We are in the process of taking part in new first aid training courses so we can help stabilise casualties whilst waiting for the ambulance to arrive, too.
Q: Why do you sit behind stranded vehicles for hours waiting for recovery truck (witnessed one here on the M1 only two weeks ago and it was nearly two hours) instead of hooking up a rope and dragging it off to safety?
A: There are times when the vehicle can't be moved; it's been involved in criminality so it has to be lifted in situ, or it's that badly damaged in an RTC, we can't drag it to the hard shoulder, otherwise it will damage the whole carriageway or dump oil or fuel across all lanes, meaning a full closure for clean-up and repairs. It's better losing one lane than all of them. If it can be moved, I guarantee it will.
Q: What’s the most common cause of major accidents you’ve experienced? Already mentioned but rarely is the gantry warning accurate.

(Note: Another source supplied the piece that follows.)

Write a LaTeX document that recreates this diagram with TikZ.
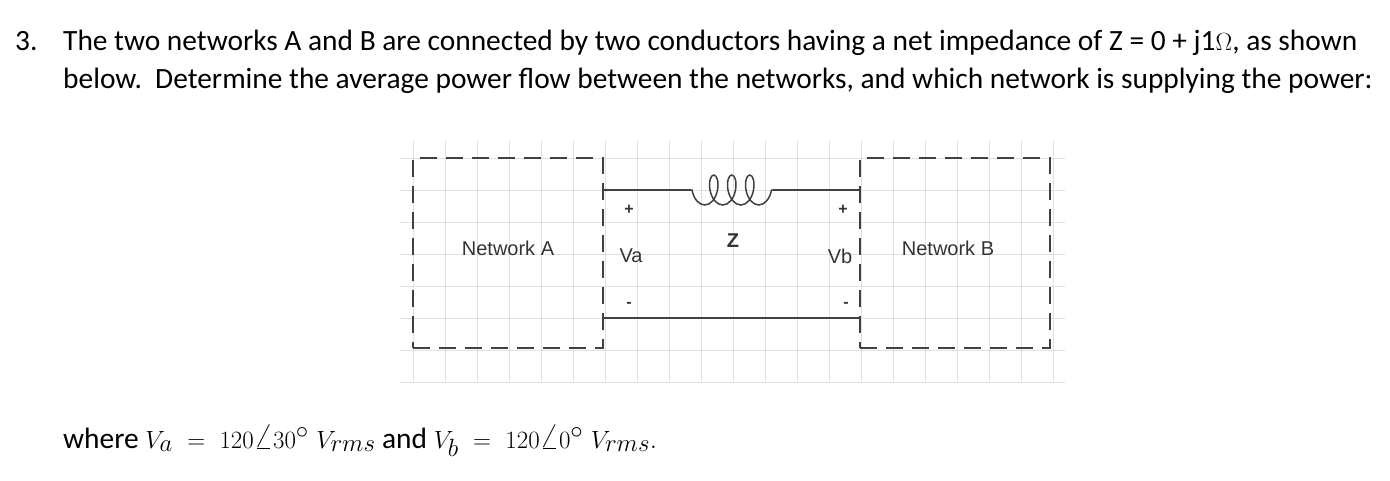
\documentclass[tikz,border=0pt]{standalone}
\usepackage{fontspec}
\setmainfont{Carlito}
\newfontfamily\diag{Liberation Sans}
\usetikzlibrary{decorations.pathmorphing}
\begin{document}
\begin{tikzpicture}[x=1pt,y=-1pt,
  box/.style={draw=black!75,line width=1.5pt,dash pattern=on 17pt off 9pt,minimum width=190pt,minimum height=190pt,inner sep=0pt},
  wire/.style={draw=black!75,line width=1.5pt},
  lbl/.style={font=\diag\fontsize{20}{20}\selectfont,text=black!80},
  pm/.style={font=\diag\bfseries\fontsize{16}{16}\selectfont,text=black!80},
  txt/.style={anchor=base west,inner sep=0pt,font=\fontsize{29.4}{29.4}\selectfont}]
\useasboundingbox (0,0) rectangle (1390,480);
% grid
\foreach \x in {413,445,...,1061} \draw[black!12,line width=0.6pt] (\x,140) -- (\x,382);
\foreach \y in {158,190,...,382} \draw[black!12,line width=0.6pt] (400,\y) -- (1065,\y);
\node[txt] (n3) at (15,50) {3.};
\node[txt] (l1) at (63,50) {The two networks A and B are connected by two conductors having a net impedance of Z = 0 + j1$\Omega$, as shown};
\node[txt] (l2) at (63,88) {below.\ \ Determine the average power flow between the networks, and which network is supplying the power:};
\node[box] (A) at (508,253) {};
\node[box] (B) at (955,253) {};
\node[lbl] (na) at (508,248) {Network A};
\node[lbl] (nb) at (948,248) {Network B};
\coordinate (tA) at (A.east |- 0,190);
\coordinate (bA) at (A.east |- 0,318);
\coordinate (tB) at (B.west |- 0,190);
\coordinate (bB) at (B.west |- 0,318);
\coordinate (c1) at (691,190);
\coordinate (c2) at (773,190);
\draw[wire] (tA) -- (c1);
\draw[wire,decorate,decoration={coil,aspect=0.55,segment length=18pt,amplitude=15pt,mirror,pre length=1pt,post length=1pt}] (c1) -- (c2);
\draw[wire] (c2) -- (tB);
\draw[wire] (bA) -- (bB);
\node[pm] (pa) at (629,210) {+};
\node[pm] (pb) at (843,210) {+};
\node[pm] (ma) at (629,305) {-};
\node[pm] (mb) at (846,305) {-};
\node[lbl,font=\diag\bfseries\fontsize{20}{20}\selectfont] (z) at (733,241) {Z};
\node[lbl] (va) at (631,256) {Va};
\node[lbl] (vb) at (840,256) {Vb};
\node[txt] (w) at (63,448) {where {\fontsize{33}{33}\selectfont$V_a\ =\ 120\angle30^\circ\ V_{rms}$} and {\fontsize{33}{33}\selectfont$V_b\ =\ 120\angle0^\circ\ V_{rms}.$}};
\end{tikzpicture}
\end{document}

What is the mechanism for getting them switched off?
A: I can't narrow it down to any one factor, there are any number of causes. Gantries are set following reports from the public of debris, pedestrians, RTCs etc. They can only be cancelled by a traffic officer patrol or police patrol once they have driven through the area and cleared it or traced it.
Q: Why are speed limits in motorway roadworks so low, especially when there doesn’t appear to be workers present?
A: The systems that exist are there to stop vehicles and workers being in the same place. Fixed, long-term roadworks and overnight work where a lane or more are coned out are different, but the comment was about cones with nobody working, so that’s more likely to be fixed works.
Fixed roadworks are usually narrow. The risk that comes from squeezing the same traffic into less space needs to be managed.
To quantify the squeeze, a three-lane motorway would be about 11 metres wide in total, plus a bit of space for error.
In a worst case in roadworks lane, the width could be as little as 8.5 metres. If you have two heavy goods vehicles and a chunky SUV running parallel that's around 7m of vehicle width. That's risky. The only way I know of to manage that risk is to slow traffic down.
There has been talk of variable limits (so faster at night) for years, but so far it’s not practical. You either need a variable signing system which costs money, presents legal problems and brings its own maintenance issues, or you need to send someone out to physically change the signs. That's probably OK on the roadworks side, but not on the other side. You'd need a rolling block to do it, by which time any benefit has gone.